Question

Find the directional derivative of $$ f $$ at the given point in the direction indicated by the angle $$ \theta $$. $$ f(x, y) = xy^3 - x^2 $$, $$ (1, 2) $$, $$ \theta = \pi/3 $$

Answer

**step1** Understanding the problem

The problem asks us to calculate the directional derivative of the function $$f(x, y) = xy^3 - x^2$$ at a specific point $$(1, 2)$$ and in a specific direction given by the angle $$\theta = \pi/3$$. To do this, we need to find the gradient of the function and then take its dot product with a unit vector in the specified direction.

**step2** Finding the partial derivative with respect to x

The first step in finding the gradient is to compute the partial derivative of $$f(x, y)$$ with respect to $$x$$. When we differentiate with respect to $$x$$, we treat $$y$$ as a constant.
For the term $$xy^3$$, the derivative with respect to $$x$$ is $$y^3$$.
For the term $$-x^2$$, the derivative with respect to $$x$$ is $$-2x$$.
Combining these, the partial derivative $$\frac{\partial f}{\partial x} = y^3 - 2x$$.

**step3** Finding the partial derivative with respect to y

Next, we compute the partial derivative of $$f(x, y)$$ with respect to $$y$$. When we differentiate with respect to $$y$$, we treat $$x$$ as a constant.
For the term $$xy^3$$, the derivative with respect to $$y$$ is $$x \cdot 3y^2 = 3xy^2$$.
For the term $$-x^2$$, which does not contain $$y$$, its derivative with respect to $$y$$ is $$0$$.
Combining these, the partial derivative $$\frac{\partial f}{\partial y} = 3xy^2$$.
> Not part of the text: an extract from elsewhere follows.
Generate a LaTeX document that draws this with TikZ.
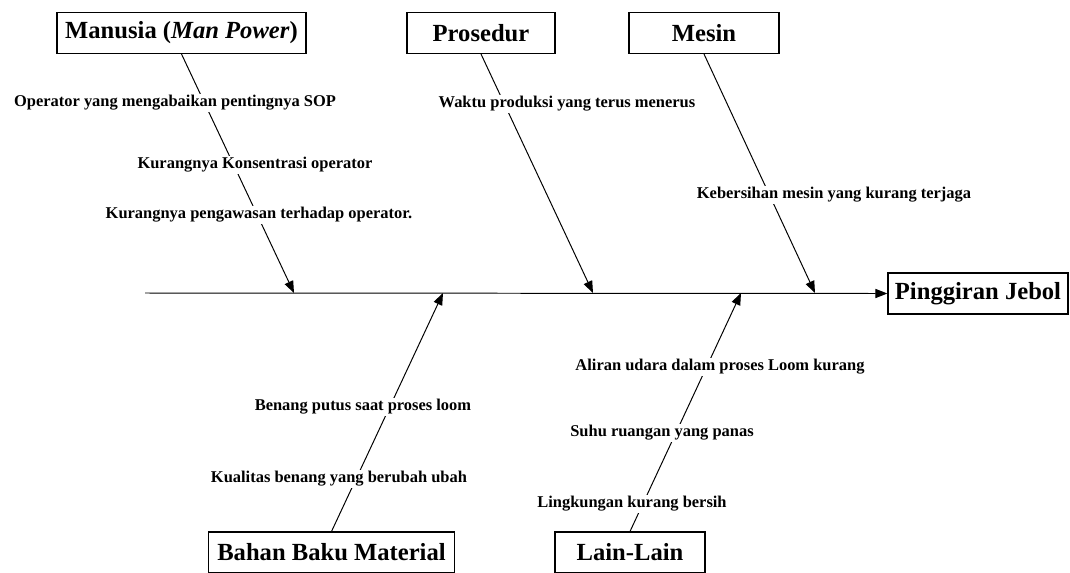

**step4** Forming the gradient vector

The gradient of the function $$f(x, y)$$, denoted as $$\nabla f(x, y)$$, is a vector made up of these partial derivatives:
$$\nabla f(x, y) = \left\langle \frac{\partial f}{\partial x}, \frac{\partial f}{\partial y} \right\rangle = \langle y^3 - 2x, 3xy^2 \rangle$$.

**step5** Evaluating the gradient at the given point

Now, we substitute the coordinates of the given point $$(1, 2)$$ into the gradient vector. This means we set $$x = 1$$ and $$y = 2$$.
For the first component: $$y^3 - 2x = (2)^3 - 2(1) = 8 - 2 = 6$$.
For the second component: $$3xy^2 = 3(1)(2)^2 = 3(1)(4) = 12$$.
So, the gradient of $$f$$ at the point $$(1, 2)$$ is $$\nabla f(1, 2) = \langle 6, 12 \rangle$$.

**step6** Finding the unit direction vector

The direction is given by the angle $$\theta = \pi/3$$. We need to find a unit vector in this direction. A unit vector $$u$$ in the direction of an angle $$\theta$$ is given by $$u = \langle \cos \theta, \sin \theta \rangle$$.
For $$\theta = \pi/3$$:
$$\cos(\pi/3) = 1/2$$
$$\sin(\pi/3) = \sqrt{3}/2$$
So, the unit direction vector is $$u = \langle 1/2, \sqrt{3}/2 \rangle$$.

**step7** Calculating the directional derivative

The directional derivative of $$f$$ at the point $$(1, 2)$$ in the direction of $$u$$ is found by taking the dot product of the gradient vector at that point and the unit direction vector:
$$D_u f(1, 2) = \nabla f(1, 2) \cdot u$$
$$D_u f(1, 2) = \langle 6, 12 \rangle \cdot \langle 1/2, \sqrt{3}/2 \rangle$$
To compute the dot product, we multiply corresponding components and add the results:
$$D_u f(1, 2) = (6)(1/2) + (12)(\sqrt{3}/2)$$
$$D_u f(1, 2) = 3 + 6\sqrt{3}$$.
The directional derivative of $$f(x, y)$$ at $$(1, 2)$$ in the direction indicated by $$\theta = \pi/3$$ is $$3 + 6\sqrt{3}$$.